We are given a multivariate dataset that consists of 7 ordered features. We have 68528 data points for each feature. Here is an overview of the 7 ordered features of the data frame:
We have tried 2 scenarios:
a) Divide the dataset into train and test.
b) Feed all examples into the training process and do validation. When we tried to implement the second scenario into a simple model, we got much better results. So for the next experiment, we constantly used all datasets for the training process in the model selection.
We first had to be careful that the dataset was clean and preprocessed. That means no wrong or NaN values or significant time gaps in the data. ANNs look at the numerical value of the input so after we normalized all training inputs to be within the same range.
Being a multivariate time series forecasting problem, we have to provide a prediction for each time step in the test prediction window. The networks we have implemented mostly used the Mean Average Error (MAE) as a metrics. The metric used to evaluate models and place the Teams in Leaderboard on Codalab is the Root Mean Squared Error (RMSE).
In this section, we have implemented a couple of different model scenarios. We always keep the window equal to 200, stride equal 20, and telescope with 50.

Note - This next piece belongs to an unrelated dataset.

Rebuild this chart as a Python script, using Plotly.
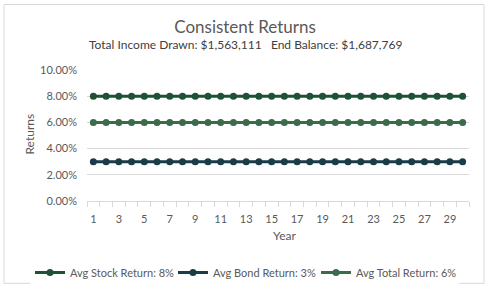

Model (with window=200, stride=20 and telescope=50) | Result (RMSE) |
---|---|
Bidirectional LSTM with two-layer LSTM different units | 176.7613220215 |
One-Dimension CNN | 27.7518043518 |
Simple GRU | 17.8791122437 |
Simple LSTM | 16.9558753967 |
Bidirectional LSTM without cascade | 16.2943630219 |
Bidirectional LSTM with single-layer LSTM and single-layer GRU | 13.6941833496 |
Bidirectional LSTM with two-layer LSTM | 11.5225048065 |
Bidirectional LSTM with two-layer LSTM | Result (RMSE) |
---|---|
1. Model with window=200, stride=10 and telescope=100 | 10.0559186935 |
2. Model with window=200, stride=10 and telescope=100 | 9.1587381363 |
3. Model with window=600, stride=2 and telescope=864 | 4.7141537666 |
4. Model with window=600, stride=1 and telescope=864 | 4.0347905159 |
We implement early stopping to tackle the overfitting problem, even though we have implemented Dropout in our model.
EarlyStopping(monitor='val_loss',
mode='min',
patience=10,
restore_best_weights=True)
The goal is to stop the training when the validation error starts increasing. When our training is going to plateau, we reduce the learning rate,
ReduceLROnPlateau(monitor='val_loss',
mode='min',
patience=5,
factor=0.5,
min_lr=1e-5).
After first inspecting the structure of our time series dataset and deciding to use all data for the training process and validation, we tested different model architectures. In the first step of model selection, various models were tested with fixed and unchanged window, stride and telescope values. Based on the result we had on Codalab, we kept the model architecture with the lowest RMSE value, the Bidirectional LSTM with 2 layers with an RMSE value of 11.5225048065.
In the second step of model selection, we modified the hyperparameter values of the model architecture selected in the first step. The best result we managed to get is 4.0347905159 with a 2-layer bidirectional LSTM model with window=600, stride 1, and telescope=864. That’s why we chose it as our best model.